Answer: Vertex: (1, -1)
Focus: (1, -3)
Directrix: y = 1 Explain
This is a question about figuring out the special points of a parabola from its equation. We need to get the messy equation into a neat form to find its vertex, focus, and directrix! . The solving step is:

First, we have the equation: $$x^{2}-2 x+8 y+9=0$$
It has an $$x^2$$ term, so I know this parabola opens either up or down. That means we want to get it to look like $$(x-h)^2 = 4p(y-k)$$.

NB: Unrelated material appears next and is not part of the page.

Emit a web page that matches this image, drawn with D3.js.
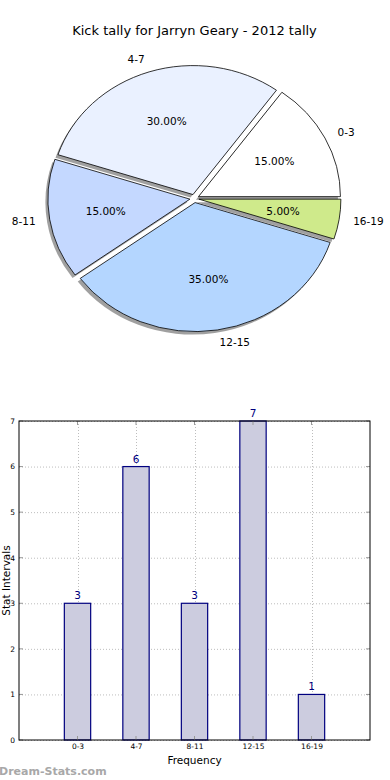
<!DOCTYPE html>
<html><head><meta charset="utf-8">
<script src="https://cdn.jsdelivr.net/npm/d3@7"></script>
<style>body{margin:0;background:#fff}svg{display:block;font-family:"DejaVu Sans",sans-serif}</style>
</head><body>
<svg id="c" width="390" height="780"></svg>
<script>
const categories = ["0-3","4-7","8-11","12-15","16-19"];
const values = [3,6,3,7,1];
const pieColors = ["#ffffff","#eaf1ff","#c4d8ff","#b4d6ff","#cfea8b"];
const yTicks = [0,1,2,3,4,5,6,7];
const title = "Kick tally for Jarryn Geary - 2012 tally";

const svg = d3.select("#c");
svg.append("rect").attr("width",390).attr("height",780).attr("fill","#fff");

// title
svg.append("text").attr("x",194.5).attr("y",35).attr("text-anchor","middle")
  .attr("font-size",13).attr("fill","#000").text(title);

// ---- pie ----
const cx = 194.4, cy = 198.5, rx = 142, ry = 129, explode = 0.032;
const sy = ry/rx;
const total = d3.sum(values);
const pie = d3.pie().sort(null).startAngle(Math.PI/2).endAngle(Math.PI/2 - 2*Math.PI);
const arcs = pie(values);
const arc = d3.arc().innerRadius(0).outerRadius(rx);
const g = svg.append("g");
function off(d, k){ const a=(d.startAngle+d.endAngle)/2; return [k*rx*Math.sin(a), -k*rx*Math.cos(a)*sy]; }
// shadows
arcs.forEach((d,i)=>{
  const [ox,oy]=off(d,explode);
  g.append("path").attr("d",arc(d))
    .attr("transform",`translate(${cx+ox-2.5},${cy+oy+3}) scale(1,${sy})`)
    .attr("fill","#777").attr("opacity",0.7);
});
arcs.forEach((d,i)=>{
  const [ox,oy]=off(d,explode);
  g.append("path").attr("d",arc(d))
    .attr("transform",`translate(${cx+ox},${cy+oy}) scale(1,${sy})`)
    .attr("fill",pieColors[i]).attr("stroke","#000").attr("stroke-width",0.8)
    .attr("vector-effect","non-scaling-stroke");
});
arcs.forEach((d,i)=>{
  const [px,py]=off(d,explode+0.6);
  g.append("text").attr("x",cx+px).attr("y",cy+py).attr("dy","0.35em")
    .attr("text-anchor","middle").attr("font-size",10.5).text(d3.format(".2f")(values[i]/total*100)+"%");
  const [lx,ly]=off(d,explode+1.1);
  g.append("text").attr("x",cx+lx).attr("y",cy+ly).attr("dy","0.35em")
    .attr("text-anchor", lx>0?"start":"end").attr("font-size",10.5).text(categories[i]);
});

// ---- bar chart ----
const L=19, R=370, T=421, B=740;
const x = d3.scaleLinear().domain([-1, categories.length]).range([L,R]);
const y = d3.scaleLinear().domain([0,7]).range([B,T]);
const bw = x(0.45)-x(0);
const grid = svg.append("g").attr("stroke","#bdbdbd").attr("stroke-width",1).attr("stroke-dasharray","1,2");
yTicks.forEach(t=>grid.append("line").attr("x1",L).attr("x2",R).attr("y1",y(t)+0.5).attr("y2",y(t)+0.5));
categories.forEach((c,i)=>grid.append("line").attr("x1",Math.round(x(i))+0.5).attr("x2",Math.round(x(i))+0.5).attr("y1",T).attr("y2",B));

svg.append("g").selectAll("rect").data(values).join("rect")
  .attr("x",(d,i)=>x(i)-bw/2).attr("width",bw)
  .attr("y",d=>y(d)).attr("height",d=>B-y(d))
  .attr("fill","#ccccdf").attr("stroke","#00007f").attr("stroke-width",1.2);

// ticks
const tk = svg.append("g").attr("stroke","#999").attr("stroke-width",1);
yTicks.forEach(t=>{
  tk.append("line").attr("x1",L).attr("x2",L+4).attr("y1",y(t)).attr("y2",y(t));
  tk.append("line").attr("x1",R-4).attr("x2",R).attr("y1",y(t)).attr("y2",y(t));
});
categories.forEach((c,i)=>{
  tk.append("line").attr("x1",x(i)).attr("x2",x(i)).attr("y1",T).attr("y2",T+4);
  tk.append("line").attr("x1",x(i)).attr("x2",x(i)).attr("y1",B-4).attr("y2",B);
});

// frame
svg.append("rect").attr("x",L).attr("y",T).attr("width",R-L).attr("height",B-T)
  .attr("fill","none").attr("stroke","#000").attr("stroke-width",1);

// axes labels
const yAxis = d3.axisLeft(y).tickValues(yTicks).tickSize(0).tickPadding(4).tickFormat(d3.format("d"));
const ya = svg.append("g").attr("transform",`translate(${L},0)`).call(yAxis);
ya.select(".domain").remove();
ya.selectAll("text").attr("font-size",7.5).attr("font-family","DejaVu Sans").attr("fill","#000");
const xAxis = d3.axisBottom(x).tickValues(d3.range(categories.length)).tickSize(0).tickPadding(4).tickFormat(i=>categories[i]);
const xa = svg.append("g").attr("transform",`translate(0,${B})`).call(xAxis);
xa.select(".domain").remove();
xa.selectAll("text").attr("font-size",7.5).attr("font-family","DejaVu Sans").attr("fill","#000");

// value labels
svg.append("g").selectAll("text").data(values).join("text")
  .attr("x",(d,i)=>x(i)).attr("y",d=>y(d)-4).attr("text-anchor","middle")
  .attr("font-size",10.5).attr("fill","#00007f").text(d=>d);

svg.append("text").attr("x",(L+R)/2).attr("y",764).attr("text-anchor","middle")
  .attr("font-size",10.5).text("Frequency");
svg.append("text").attr("transform",`translate(9.5,${(T+B)/2}) rotate(-90)`).attr("text-anchor","middle")
  .attr("font-size",10.5).text("Stat Intervals");

svg.append("text").attr("x",-1).attr("y",775).attr("font-size",11).attr("font-weight","bold")
  .attr("fill","#a8a8a8").text("Dream-Stats.com");
</script>
</body></html>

1. Let's get all the 'x' stuff on one side and the 'y' stuff (and numbers) on the other side.
$$x^{2}-2 x = -8y-9$$

2. Now, we need to make the 'x' side a perfect square. This is called "completing the square." We take half of the number next to 'x' (which is -2), and then square it. Half of -2 is -1, and (-1) squared is 1. So we add 1 to both sides!
$$x^{2}-2 x + 1 = -8y-9 + 1$$

3. The left side now neatly factors into a perfect square, and we can clean up the right side:
$$(x-1)^2 = -8y-8$$

4. Almost there! We need to make the right side look like $$4p(y-k)$$. We can factor out -8 from the right side:
$$(x-1)^2 = -8(y+1)$$

5. Now, we compare our neat equation $$(x-1)^2 = -8(y+1)$$ with the standard form $$(x-h)^2 = 4p(y-k)$$.
* By looking at the 'x' part, we see that $$h = 1$$.
* By looking at the 'y' part, we see that $$k = -1$$ (because it's $$y - (-1)$$).
* And the number in front of the $$(y+1)$$ is $$-8$$, so $$4p = -8$$. If $$4p = -8$$, then $$p = -2$$.

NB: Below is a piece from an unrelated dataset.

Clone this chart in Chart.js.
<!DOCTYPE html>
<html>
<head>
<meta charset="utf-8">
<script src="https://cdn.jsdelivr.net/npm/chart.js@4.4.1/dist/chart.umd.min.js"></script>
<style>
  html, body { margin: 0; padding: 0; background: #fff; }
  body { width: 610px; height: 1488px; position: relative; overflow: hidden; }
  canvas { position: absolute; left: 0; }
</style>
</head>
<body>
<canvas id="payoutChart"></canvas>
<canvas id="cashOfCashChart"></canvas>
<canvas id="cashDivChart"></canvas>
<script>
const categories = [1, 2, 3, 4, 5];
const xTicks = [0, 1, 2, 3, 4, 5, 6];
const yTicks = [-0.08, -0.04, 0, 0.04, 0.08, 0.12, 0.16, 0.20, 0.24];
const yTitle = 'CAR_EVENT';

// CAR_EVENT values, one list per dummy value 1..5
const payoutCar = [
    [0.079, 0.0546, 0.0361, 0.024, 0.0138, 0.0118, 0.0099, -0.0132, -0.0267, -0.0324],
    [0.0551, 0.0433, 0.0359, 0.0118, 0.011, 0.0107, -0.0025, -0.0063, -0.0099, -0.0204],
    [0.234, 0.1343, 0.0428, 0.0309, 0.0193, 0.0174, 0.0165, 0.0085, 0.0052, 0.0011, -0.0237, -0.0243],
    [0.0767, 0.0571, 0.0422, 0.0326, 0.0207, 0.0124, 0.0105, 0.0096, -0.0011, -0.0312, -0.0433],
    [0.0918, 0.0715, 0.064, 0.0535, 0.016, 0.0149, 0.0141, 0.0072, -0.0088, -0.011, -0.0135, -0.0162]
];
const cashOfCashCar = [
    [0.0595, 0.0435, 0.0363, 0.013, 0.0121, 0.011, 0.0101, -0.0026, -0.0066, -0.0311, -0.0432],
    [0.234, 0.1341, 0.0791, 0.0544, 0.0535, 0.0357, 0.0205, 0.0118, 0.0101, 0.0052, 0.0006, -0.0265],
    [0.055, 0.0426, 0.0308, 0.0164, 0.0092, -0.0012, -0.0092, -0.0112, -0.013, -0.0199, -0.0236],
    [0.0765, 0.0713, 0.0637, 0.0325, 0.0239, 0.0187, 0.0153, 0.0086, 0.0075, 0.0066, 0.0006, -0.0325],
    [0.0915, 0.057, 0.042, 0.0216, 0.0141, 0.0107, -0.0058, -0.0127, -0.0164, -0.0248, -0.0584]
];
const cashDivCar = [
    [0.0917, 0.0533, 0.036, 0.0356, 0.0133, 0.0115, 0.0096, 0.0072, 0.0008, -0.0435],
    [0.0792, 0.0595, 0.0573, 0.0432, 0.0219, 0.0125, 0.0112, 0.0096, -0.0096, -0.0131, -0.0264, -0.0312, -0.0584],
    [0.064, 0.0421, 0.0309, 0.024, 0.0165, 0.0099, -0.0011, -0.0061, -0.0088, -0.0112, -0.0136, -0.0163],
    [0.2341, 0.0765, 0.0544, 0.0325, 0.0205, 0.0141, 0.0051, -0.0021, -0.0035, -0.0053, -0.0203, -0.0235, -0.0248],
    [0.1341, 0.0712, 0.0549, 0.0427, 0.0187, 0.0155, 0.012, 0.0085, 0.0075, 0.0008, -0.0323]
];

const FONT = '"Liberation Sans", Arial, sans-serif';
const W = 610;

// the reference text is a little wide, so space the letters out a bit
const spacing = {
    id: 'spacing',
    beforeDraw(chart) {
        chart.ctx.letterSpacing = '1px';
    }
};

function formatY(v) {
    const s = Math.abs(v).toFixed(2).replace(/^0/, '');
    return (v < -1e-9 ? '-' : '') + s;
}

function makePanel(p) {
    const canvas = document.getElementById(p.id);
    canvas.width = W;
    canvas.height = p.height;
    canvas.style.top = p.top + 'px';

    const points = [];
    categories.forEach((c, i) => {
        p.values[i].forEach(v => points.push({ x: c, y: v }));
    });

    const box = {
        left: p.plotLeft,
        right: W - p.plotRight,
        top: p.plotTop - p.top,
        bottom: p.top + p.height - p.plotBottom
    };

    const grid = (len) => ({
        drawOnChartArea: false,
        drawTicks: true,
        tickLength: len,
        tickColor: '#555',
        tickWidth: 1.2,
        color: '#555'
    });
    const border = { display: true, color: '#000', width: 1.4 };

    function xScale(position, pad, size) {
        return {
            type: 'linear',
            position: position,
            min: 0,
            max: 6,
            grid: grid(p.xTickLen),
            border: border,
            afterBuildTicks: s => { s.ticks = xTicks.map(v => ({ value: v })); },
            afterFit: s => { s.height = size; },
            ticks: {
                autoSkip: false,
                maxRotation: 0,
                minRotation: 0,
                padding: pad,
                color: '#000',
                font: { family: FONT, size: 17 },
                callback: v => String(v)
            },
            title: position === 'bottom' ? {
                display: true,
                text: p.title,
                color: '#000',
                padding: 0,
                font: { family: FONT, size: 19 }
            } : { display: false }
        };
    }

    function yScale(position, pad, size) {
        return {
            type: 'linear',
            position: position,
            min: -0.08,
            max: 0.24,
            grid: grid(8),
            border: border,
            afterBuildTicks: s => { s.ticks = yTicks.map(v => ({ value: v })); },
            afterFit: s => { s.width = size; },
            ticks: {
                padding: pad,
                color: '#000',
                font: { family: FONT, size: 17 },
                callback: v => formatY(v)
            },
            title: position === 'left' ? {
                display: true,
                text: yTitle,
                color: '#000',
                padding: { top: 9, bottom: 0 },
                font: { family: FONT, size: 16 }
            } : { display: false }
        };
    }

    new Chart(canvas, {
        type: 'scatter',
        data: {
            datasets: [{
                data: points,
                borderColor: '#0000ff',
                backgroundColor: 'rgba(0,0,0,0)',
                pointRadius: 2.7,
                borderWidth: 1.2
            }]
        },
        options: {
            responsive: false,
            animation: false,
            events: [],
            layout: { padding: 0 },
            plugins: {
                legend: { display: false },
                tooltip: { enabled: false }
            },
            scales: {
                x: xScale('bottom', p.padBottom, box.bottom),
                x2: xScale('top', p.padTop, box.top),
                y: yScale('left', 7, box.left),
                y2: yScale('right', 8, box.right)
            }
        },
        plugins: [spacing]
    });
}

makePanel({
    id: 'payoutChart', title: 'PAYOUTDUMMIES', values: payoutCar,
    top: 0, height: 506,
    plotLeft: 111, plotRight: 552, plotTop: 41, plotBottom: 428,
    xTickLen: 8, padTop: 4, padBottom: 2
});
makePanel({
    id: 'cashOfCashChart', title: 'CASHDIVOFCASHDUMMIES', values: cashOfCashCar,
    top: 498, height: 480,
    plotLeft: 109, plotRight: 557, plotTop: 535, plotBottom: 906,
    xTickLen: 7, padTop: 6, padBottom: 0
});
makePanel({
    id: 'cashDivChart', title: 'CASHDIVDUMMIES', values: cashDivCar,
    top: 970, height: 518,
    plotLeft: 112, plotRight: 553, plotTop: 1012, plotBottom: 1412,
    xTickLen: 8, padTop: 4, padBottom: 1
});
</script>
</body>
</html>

6. Now we can find our special points!
* The **Vertex** is always $$(h, k)$$. So the vertex is $$(1, -1)$$.
* Since $$p$$ is negative (it's -2) and it's an $$x^2$$ parabola, it opens downwards. The **Focus** is always $$(h, k+p)$$. So, the focus is $$(1, -1 + (-2)) = (1, -3)$$.
* The **Directrix** is a line. Since it opens downwards, the directrix is a horizontal line above the vertex, at $$y = k-p$$. So, the directrix is $$y = -1 - (-2) = -1 + 2 = 1$$. So, the directrix is $$y = 1$$.